ACM/IFIP/USENIX Middleware Conference, Nov-Dec. 2009.
T. Dumitras, P. Narasimhan
Parallel Data Laboratory
Carnegie Mellon University
Pittsburgh, PA 15213
Enterprise-system upgrades are unreliable and often produce downtime or data-loss. Errors in the upgrade procedure, such as broken dependencies, constitute the leading cause of upgrade failures. We propose a novel upgrade-centric fault model, based on data from three independent sources, which focuses on the impact of procedural errors rather than software defects.We show that current approaches for upgrading enterprise systems, such as rolling upgrades, are vulnerable to these faults because the upgrade is not an atomic operation and it risks breaking hidden dependencies among the distributed system-components.

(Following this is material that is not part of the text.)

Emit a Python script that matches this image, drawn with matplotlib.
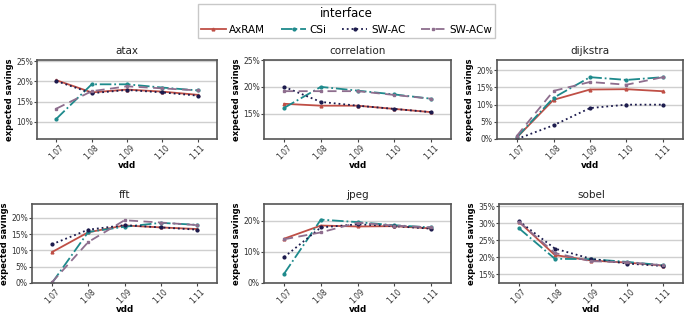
import matplotlib
matplotlib.use("Agg")
import matplotlib.pyplot as plt
from matplotlib.ticker import FuncFormatter, MultipleLocator

vdd = ["1.07", "1.08", "1.09", "1.10", "1.11"]
interfaces = ["AxRAM", "CSi", "SW-AC", "SW-ACw"]
benchmarks = ["atax", "correlation", "dijkstra", "fft", "jpeg", "sobel"]

# expected savings (%) per benchmark, per interface
atax = {
    "AxRAM": [20.3, 17.3, 18.0, 17.5, 16.7],
    "CSi": [10.8, 19.3, 19.3, 18.5, 17.8],
    "SW-AC": [20.1, 17.1, 17.9, 17.3, 16.5],
    "SW-ACw": [13.3, 17.6, 18.8, 18.3, 17.8],
}
correlation = {
    "AxRAM": [16.85, 16.5, 16.5, 15.9, 15.3],
    "CSi": [16.1, 20.0, 19.3, 18.6, 17.8],
    "SW-AC": [20.0, 17.2, 16.5, 15.9, 15.3],
    "SW-ACw": [19.2, 19.2, 19.2, 18.5, 17.8],
}
dijkstra = {
    "AxRAM": [0.5, 11.4, 14.4, 14.5, 13.9],
    "CSi": [0.6, 12.0, 18.0, 17.2, 18.0],
    "SW-AC": [0.0, 4.0, 9.0, 10.0, 10.0],
    "SW-ACw": [1.0, 14.0, 16.6, 15.8, 18.0],
}
fft = {
    "AxRAM": [9.5, 15.6, 17.7, 17.1, 16.6],
    "CSi": [0.0, 15.7, 17.3, 18.5, 17.9],
    "SW-AC": [11.9, 16.4, 17.8, 17.1, 16.4],
    "SW-ACw": [0.2, 12.6, 19.3, 18.6, 17.8],
}
jpeg = {
    "AxRAM": [14.2, 18.4, 18.1, 18.2, 17.5],
    "CSi": [3.0, 20.3, 19.5, 18.5, 17.8],
    "SW-AC": [8.3, 17.8, 18.8, 18.2, 17.4],
    "SW-ACw": [14.0, 16.2, 19.3, 18.4, 17.8],
}
sobel = {
    "AxRAM": [30.5, 20.7, 19.1, 18.5, 17.6],
    "CSi": [28.6, 19.6, 19.5, 18.7, 17.7],
    "SW-AC": [30.7, 22.6, 19.6, 18.2, 17.5],
    "SW-ACw": [30.5, 21.3, 18.9, 18.6, 17.7],
}
data = {"atax": atax, "correlation": correlation, "dijkstra": dijkstra,
        "fft": fft, "jpeg": jpeg, "sobel": sobel}

styles = {
    "AxRAM": dict(color="#bf4f46", linestyle="-", marker="^"),
    "CSi": dict(color="#1e8a8c", linestyle="-.", marker="o"),
    "SW-AC": dict(color="#1c1b4d", linestyle=":", marker="o"),
    "SW-ACw": dict(color="#8e6e8e", linestyle=(0, (5, 3)), marker="s"),
}

W, H = 685, 313
# axes boxes in pixels: left, right, top, bottom
boxes = {
    "atax": (37, 217, 60, 139),
    "correlation": (264, 451, 60, 139),
    "dijkstra": (497, 683, 60, 139),
    "fft": (32, 217, 204, 283),
    "jpeg": (264, 451, 204, 283),
    "sobel": (499, 683, 204, 283),
}
steps = {"atax": 5, "correlation": 5, "dijkstra": 5, "fft": 5, "jpeg": 10, "sobel": 5}

fig = plt.figure(figsize=(W / 100, H / 100), dpi=100)
pct = FuncFormatter(lambda v, p: f"{v:.0f}%")

for name in benchmarks:
    l, r, t, b = boxes[name]
    ax = fig.add_axes([l / W, 1 - b / H, (r - l) / W, (b - t) / H])
    lo, hi = 100, 0
    for itf in interfaces:
        vals = data[name][itf]
        lo, hi = min(lo, min(vals)), max(hi, max(vals))
        ax.plot(vdd, vals, label=itf, linewidth=1.3, markersize=2, **styles[itf])
    ax.set_ylim(max(0, lo - 5), hi + 5)
    ax.yaxis.set_major_locator(MultipleLocator(steps[name]))
    ax.yaxis.set_major_formatter(pct)
    ax.set_xlim(-0.55, 4.55)
    ax.grid(axis="y", color="#cfcfcf", linewidth=1)
    ax.set_axisbelow(True)
    for s in ax.spines.values():
        s.set_color("#555555")
        s.set_linewidth(1.2)
    ax.tick_params(axis="both", labelsize=5.5, length=2, width=0.8,
                   colors="#444444", labelcolor="#333333", pad=1)
    ax.tick_params(axis="x", rotation=45)
    ax.set_title(name, fontsize=7.5, color="#222222", pad=4)
    ax.set_xlabel("vdd", fontsize=6.3, fontweight="bold", labelpad=-0.5)
    ax.set_ylabel("expected savings", fontsize=6, fontweight="bold", labelpad=1.5)

handles, labels = ax.get_legend_handles_labels()
leg = fig.legend(handles, labels, loc="upper center", bbox_to_anchor=(0.506, 1.003),
                 ncol=4, title="interface", fontsize=7.5, title_fontsize=8.5,
                 frameon=True, handlelength=2.4, columnspacing=1.5,
                 borderpad=0.25, handletextpad=0.35, fancybox=False)
leg.get_frame().set_edgecolor("#bbbbbb")

fig.savefig("out.png", dpi=100)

We also present a mechanism for tolerating complex procedural errors during an upgrade. Our system, called Imago, improves availability in the fault-free case, by performing an online upgrade, and in the faulty case, by reducing the risk of failure due to breaking hidden dependencies. Imago performs an end-to-end upgrade atomically and dependably by dedicating separate resources to the new version and by isolating the old version from the upgrade procedure. Through fault injection, we show that Imago is more reliable than online-upgrade approaches that rely on dependency-tracking and that create system states with mixed versions.